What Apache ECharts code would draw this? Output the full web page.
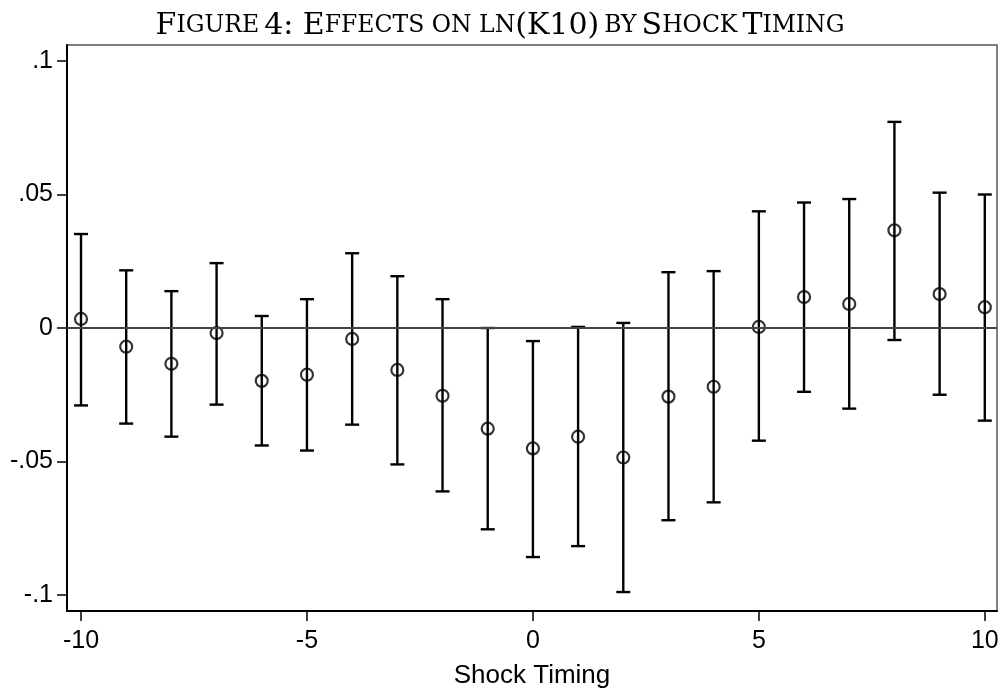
<!DOCTYPE HTML>
<html>
<head>
	<meta charset="utf-8" />
	<title>Effects on ln(K10) by Shock Timing</title>
	<script src="https://cdn.jsdelivr.net/npm/echarts@6/dist/echarts.min.js"></script>
	<style>
		html, body { margin: 0; padding: 0; background: #fff; }
		#main { width: 1000px; height: 688px; }
	</style>
</head>
<body>
	<div id="main"></div>
	<script type="text/javascript">
		// shock timing relative to event
		var timing = [-10, -9, -8, -7, -6, -5, -4, -3, -2, -1, 0, 1, 2, 3, 4, 5, 6, 7, 8, 9, 10];
		// point estimates
		var estimate = [0.0034, -0.0070, -0.0134, -0.0019, -0.0198, -0.0175, -0.0041, -0.0157, -0.0254, -0.0377,
			-0.0451, -0.0407, -0.0485, -0.0257, -0.0220, 0.0004, 0.0116, 0.0090, 0.0366, 0.0127, 0.0078];
		// confidence interval bounds
		var lower = [-0.0290, -0.0358, -0.0407, -0.0287, -0.0440, -0.0459, -0.0362, -0.0511, -0.0612, -0.0754,
			-0.0858, -0.0817, -0.0989, -0.0720, -0.0653, -0.0422, -0.0239, -0.0302, -0.0045, -0.0250, -0.0347];
		var upper = [0.0352, 0.0216, 0.0138, 0.0243, 0.0045, 0.0108, 0.0280, 0.0194, 0.0108, 0.0000,
			-0.0049, 0.0004, 0.0019, 0.0209, 0.0213, 0.0437, 0.0470, 0.0483, 0.0772, 0.0507, 0.0500];
		var xTicks = [-10, -5, 0, 5, 10];
		var yTicks = [-0.1, -0.05, 0, 0.05, 0.1];

		var ciData = [];
		var pointData = [];
		for (var i = 0; i < timing.length; i++) {
			ciData.push([timing[i], lower[i], upper[i]]);
			pointData.push([timing[i], estimate[i]]);
		}

		function renderCI(params, api) {
			var lo = api.coord([api.value(0), api.value(1)]);
			var hi = api.coord([api.value(0), api.value(2)]);
			var w = 7;
			var st = { stroke: '#000', lineWidth: 2.4 };
			return {
				type: 'group',
				children: [
					{ type: 'line', shape: { x1: lo[0], y1: lo[1], x2: hi[0], y2: hi[1] }, style: st },
					{ type: 'line', shape: { x1: lo[0] - w, y1: lo[1], x2: lo[0] + w, y2: lo[1] }, style: st },
					{ type: 'line', shape: { x1: hi[0] - w, y1: hi[1], x2: hi[0] + w, y2: hi[1] }, style: st }
				]
			};
		}

		function fmtY(v) {
			var s = String(Math.round(v * 1000) / 1000);
			return s.replace('0.', '.');
		}

		var sans = 'Liberation Sans';
		var serif = 'DejaVu Serif';
		var myChart = echarts.init(document.getElementById('main'));
		var option = {
			animation: false,
			backgroundColor: '#fff',
			title: {
				text: '{b|F}{s|IGURE} {b|4: E}{s|FFECTS ON LN}{b|(K10)} {s|BY} {b|S}{s|HOCK} {b|T}{s|IMING}',
				left: 'center',
				top: 6,
				textStyle: {
					fontWeight: 'normal',
					rich: {
						b: { fontFamily: serif, fontSize: 30, fontWeight: 'normal', color: '#000' },
						s: { fontFamily: serif, fontSize: 23.5, fontWeight: 'normal', color: '#000' }
					}
				}
			},
			grid: {
				left: 67, right: 3, top: 45, bottom: 77,
				outerBoundsMode: 'none',
				show: true, borderColor: '#555', borderWidth: 1.5
			},
			xAxis: {
				type: 'value',
				min: -10.31, max: 10.27,
				name: 'Shock Timing',
				nameLocation: 'middle',
				nameGap: 52,
				nameTextStyle: { fontFamily: sans, fontSize: 26, color: '#000' },
				axisLine: { onZero: false, lineStyle: { color: '#000', width: 2 } },
				axisTick: { show: true, length: 10, lineStyle: { color: '#000', width: 1.5 }, customValues: xTicks },
				axisLabel: { fontFamily: sans, fontSize: 25, color: '#000', margin: 18, customValues: xTicks },
				splitLine: { show: false }
			},
			yAxis: {
				type: 'value',
				min: -0.106, max: 0.106,
				axisLine: { show: true, onZero: false, lineStyle: { color: '#000', width: 2 } },
				axisTick: { show: true, length: 10, lineStyle: { color: '#000', width: 1.5 }, customValues: yTicks },
				axisLabel: { fontFamily: sans, fontSize: 25, color: '#000', margin: 14, customValues: yTicks, formatter: fmtY },
				splitLine: { show: false }
			},
			series: [
				{
					type: 'custom',
					renderItem: renderCI,
					data: ciData,
					encode: { x: 0, y: [1, 2] },
					z: 2,
					markLine: {
						silent: true,
						symbol: 'none',
						label: { show: false },
						lineStyle: { color: '#444', width: 1.8, type: 'solid' },
						data: [{ yAxis: 0 }]
					}
				},
				{
					type: 'scatter',
					data: pointData,
					symbol: 'circle',
					symbolSize: 12,
					itemStyle: { color: 'rgba(0,0,0,0)', borderColor: '#000', borderWidth: 2.2 },
					z: 3
				}
			]
		};
		myChart.setOption(option);
	</script>
</body>
</html>
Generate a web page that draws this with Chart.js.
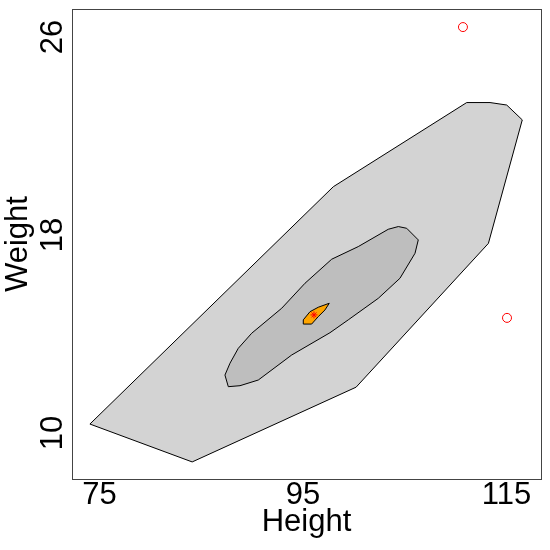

::::

Among the entries, how many lines include the word "page"? Answer with a single number and nothing further.

_Complete response_
2